REQUIRED WORK:
Gather, from the data below, each line in which the word "with" occurs.

PROVIDED MATERIAL:

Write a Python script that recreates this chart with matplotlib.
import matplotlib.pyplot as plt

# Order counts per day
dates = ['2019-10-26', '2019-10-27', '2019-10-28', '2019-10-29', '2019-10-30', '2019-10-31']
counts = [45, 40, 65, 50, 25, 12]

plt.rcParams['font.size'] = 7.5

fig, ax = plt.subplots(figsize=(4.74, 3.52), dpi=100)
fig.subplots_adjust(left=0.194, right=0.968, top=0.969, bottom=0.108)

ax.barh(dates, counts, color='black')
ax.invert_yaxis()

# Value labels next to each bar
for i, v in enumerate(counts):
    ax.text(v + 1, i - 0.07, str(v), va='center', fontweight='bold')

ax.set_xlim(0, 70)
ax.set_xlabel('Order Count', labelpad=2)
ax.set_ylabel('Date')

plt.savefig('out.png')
==
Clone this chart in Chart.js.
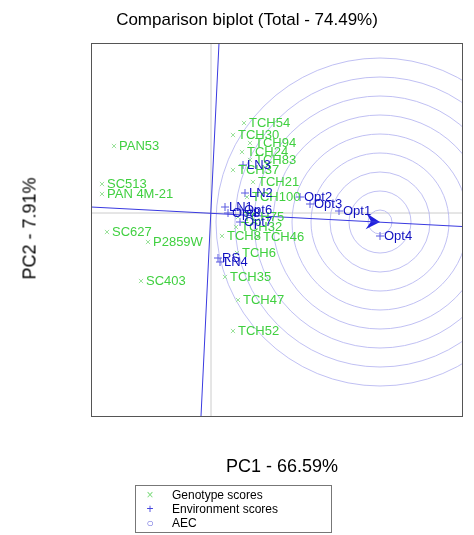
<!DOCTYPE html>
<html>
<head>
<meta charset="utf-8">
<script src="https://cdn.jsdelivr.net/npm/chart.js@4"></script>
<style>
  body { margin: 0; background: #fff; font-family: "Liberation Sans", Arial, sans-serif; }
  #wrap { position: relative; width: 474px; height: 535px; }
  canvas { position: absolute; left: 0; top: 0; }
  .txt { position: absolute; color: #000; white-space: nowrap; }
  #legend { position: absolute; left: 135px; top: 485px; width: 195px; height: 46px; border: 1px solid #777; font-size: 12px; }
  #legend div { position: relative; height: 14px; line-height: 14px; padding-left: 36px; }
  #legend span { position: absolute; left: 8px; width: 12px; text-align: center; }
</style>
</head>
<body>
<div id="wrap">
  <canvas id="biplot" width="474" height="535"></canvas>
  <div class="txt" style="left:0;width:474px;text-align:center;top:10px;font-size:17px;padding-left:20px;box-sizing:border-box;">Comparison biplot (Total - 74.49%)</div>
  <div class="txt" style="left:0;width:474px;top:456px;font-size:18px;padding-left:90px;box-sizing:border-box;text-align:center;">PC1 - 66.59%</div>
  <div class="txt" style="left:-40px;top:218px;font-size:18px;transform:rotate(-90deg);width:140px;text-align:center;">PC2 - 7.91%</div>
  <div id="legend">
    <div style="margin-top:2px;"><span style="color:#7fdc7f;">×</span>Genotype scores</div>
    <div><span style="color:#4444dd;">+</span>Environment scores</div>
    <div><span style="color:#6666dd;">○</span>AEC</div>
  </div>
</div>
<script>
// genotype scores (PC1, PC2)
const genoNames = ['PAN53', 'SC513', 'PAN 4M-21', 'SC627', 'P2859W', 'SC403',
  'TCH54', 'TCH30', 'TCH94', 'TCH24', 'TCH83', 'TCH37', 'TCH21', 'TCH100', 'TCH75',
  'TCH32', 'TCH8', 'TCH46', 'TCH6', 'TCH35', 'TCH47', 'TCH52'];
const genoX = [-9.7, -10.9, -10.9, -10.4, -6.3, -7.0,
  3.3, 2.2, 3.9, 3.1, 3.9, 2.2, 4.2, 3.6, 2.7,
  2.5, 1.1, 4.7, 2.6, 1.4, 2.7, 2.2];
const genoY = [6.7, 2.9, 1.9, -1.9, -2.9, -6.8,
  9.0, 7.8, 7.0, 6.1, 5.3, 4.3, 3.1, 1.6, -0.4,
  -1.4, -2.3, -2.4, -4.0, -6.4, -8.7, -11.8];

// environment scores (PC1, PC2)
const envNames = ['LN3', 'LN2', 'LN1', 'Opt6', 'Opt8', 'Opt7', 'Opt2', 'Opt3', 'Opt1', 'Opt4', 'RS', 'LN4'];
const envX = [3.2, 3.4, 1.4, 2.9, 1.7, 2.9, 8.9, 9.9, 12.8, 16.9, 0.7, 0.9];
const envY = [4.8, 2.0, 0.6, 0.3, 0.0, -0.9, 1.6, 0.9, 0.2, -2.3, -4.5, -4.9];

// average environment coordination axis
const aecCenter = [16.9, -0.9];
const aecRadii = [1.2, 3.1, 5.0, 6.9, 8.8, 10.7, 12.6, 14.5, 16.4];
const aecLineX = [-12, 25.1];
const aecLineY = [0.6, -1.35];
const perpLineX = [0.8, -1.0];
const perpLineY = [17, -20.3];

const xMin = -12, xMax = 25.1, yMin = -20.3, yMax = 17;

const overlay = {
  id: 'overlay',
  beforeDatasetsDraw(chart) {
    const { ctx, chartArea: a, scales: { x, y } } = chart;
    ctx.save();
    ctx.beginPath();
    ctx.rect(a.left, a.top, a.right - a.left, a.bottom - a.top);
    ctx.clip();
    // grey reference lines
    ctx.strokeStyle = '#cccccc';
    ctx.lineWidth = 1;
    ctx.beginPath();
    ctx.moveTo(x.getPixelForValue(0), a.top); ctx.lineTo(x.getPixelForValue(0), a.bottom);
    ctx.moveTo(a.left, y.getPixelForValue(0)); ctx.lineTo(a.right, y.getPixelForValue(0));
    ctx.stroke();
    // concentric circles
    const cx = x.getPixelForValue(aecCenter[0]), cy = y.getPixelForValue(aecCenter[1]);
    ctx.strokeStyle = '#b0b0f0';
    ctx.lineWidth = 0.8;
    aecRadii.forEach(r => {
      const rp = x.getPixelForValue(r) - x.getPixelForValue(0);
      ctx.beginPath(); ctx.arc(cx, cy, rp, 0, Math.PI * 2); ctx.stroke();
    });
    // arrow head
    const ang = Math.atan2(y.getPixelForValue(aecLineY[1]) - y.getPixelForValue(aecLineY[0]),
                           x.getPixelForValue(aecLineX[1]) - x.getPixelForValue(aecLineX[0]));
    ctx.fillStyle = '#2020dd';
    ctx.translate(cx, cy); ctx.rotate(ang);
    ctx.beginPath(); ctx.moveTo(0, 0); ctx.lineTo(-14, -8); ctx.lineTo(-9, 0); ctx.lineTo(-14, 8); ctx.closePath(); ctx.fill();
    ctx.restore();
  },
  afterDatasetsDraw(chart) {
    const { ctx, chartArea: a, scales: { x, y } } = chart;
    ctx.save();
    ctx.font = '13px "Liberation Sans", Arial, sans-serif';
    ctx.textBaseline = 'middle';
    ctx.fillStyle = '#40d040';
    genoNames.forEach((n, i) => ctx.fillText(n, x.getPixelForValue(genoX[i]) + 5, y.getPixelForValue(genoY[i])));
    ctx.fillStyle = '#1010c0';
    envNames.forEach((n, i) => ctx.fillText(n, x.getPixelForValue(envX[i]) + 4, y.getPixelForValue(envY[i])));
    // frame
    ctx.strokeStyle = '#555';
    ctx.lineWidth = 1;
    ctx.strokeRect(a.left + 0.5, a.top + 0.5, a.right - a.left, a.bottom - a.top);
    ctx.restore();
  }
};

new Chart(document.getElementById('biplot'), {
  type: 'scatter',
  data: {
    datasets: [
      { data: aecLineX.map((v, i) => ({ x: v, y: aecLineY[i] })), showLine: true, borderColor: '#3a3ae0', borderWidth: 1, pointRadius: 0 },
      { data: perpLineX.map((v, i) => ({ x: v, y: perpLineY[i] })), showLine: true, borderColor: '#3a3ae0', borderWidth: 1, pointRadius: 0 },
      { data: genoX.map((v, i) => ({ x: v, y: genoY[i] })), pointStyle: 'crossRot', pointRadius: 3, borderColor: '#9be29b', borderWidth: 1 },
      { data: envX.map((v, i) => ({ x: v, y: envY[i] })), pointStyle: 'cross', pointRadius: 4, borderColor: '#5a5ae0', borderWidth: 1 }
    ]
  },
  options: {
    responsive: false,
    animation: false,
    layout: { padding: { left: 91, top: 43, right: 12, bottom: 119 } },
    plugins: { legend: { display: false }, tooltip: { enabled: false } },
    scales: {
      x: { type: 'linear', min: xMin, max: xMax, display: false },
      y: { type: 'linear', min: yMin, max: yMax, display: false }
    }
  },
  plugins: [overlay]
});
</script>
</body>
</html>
==
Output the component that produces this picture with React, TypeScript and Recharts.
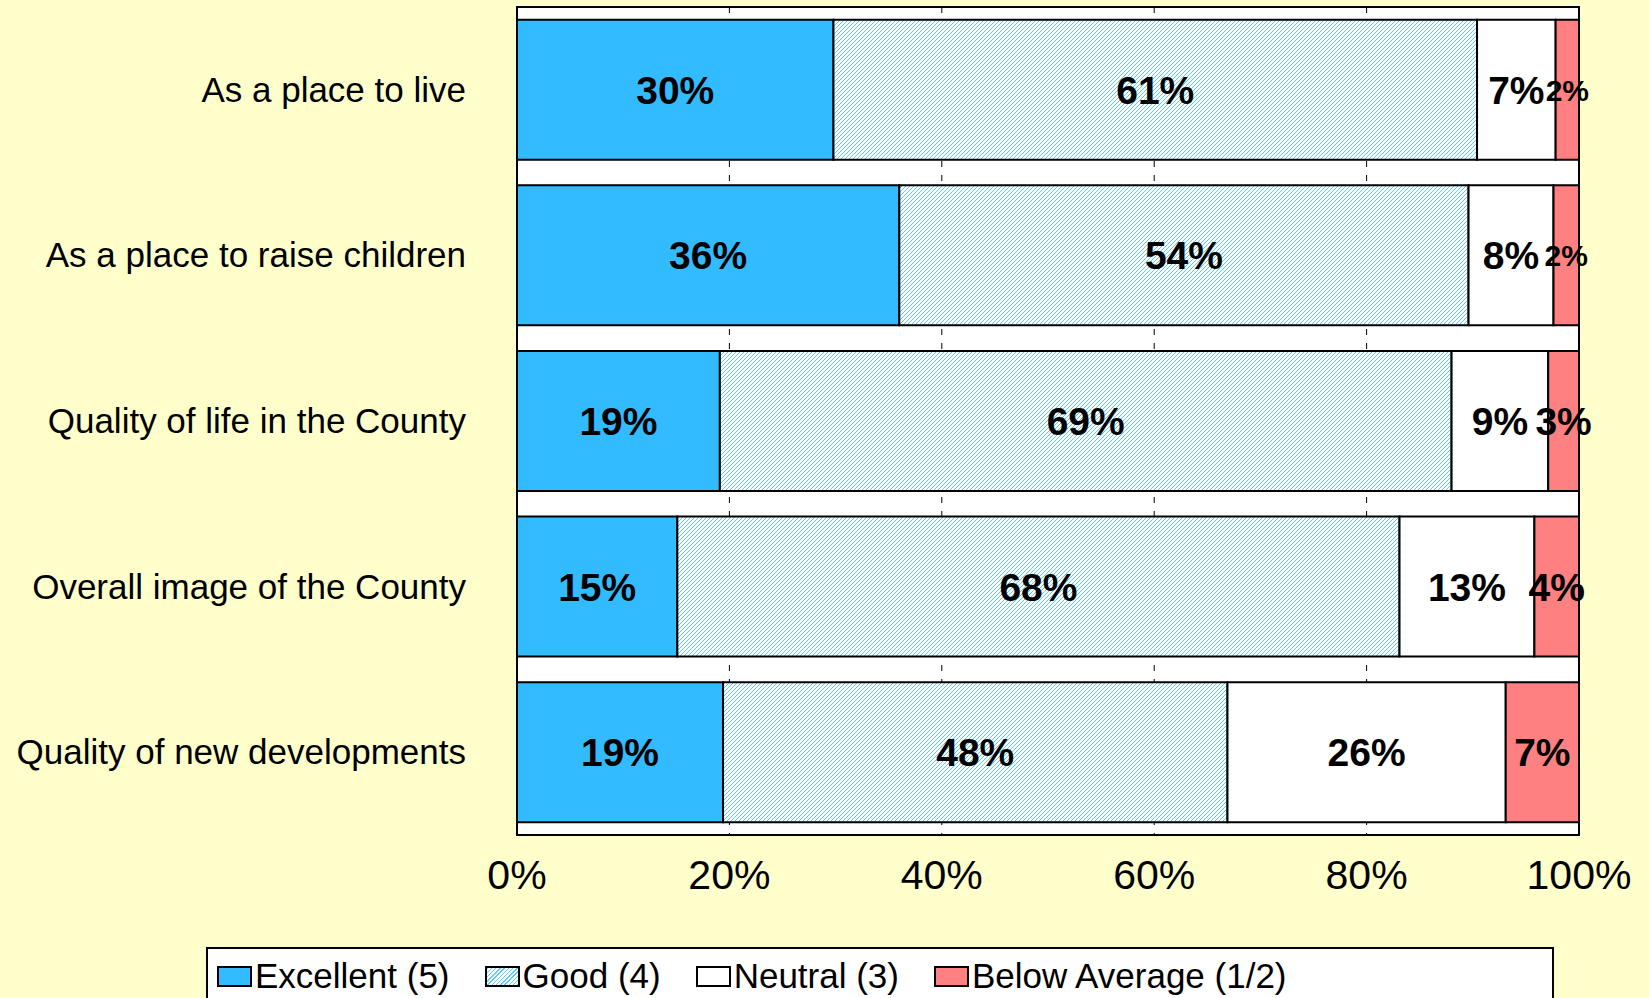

REPLY:
Write a Python script that recreates this chart with matplotlib.
Output the component that produces this picture with React, TypeScript and Recharts.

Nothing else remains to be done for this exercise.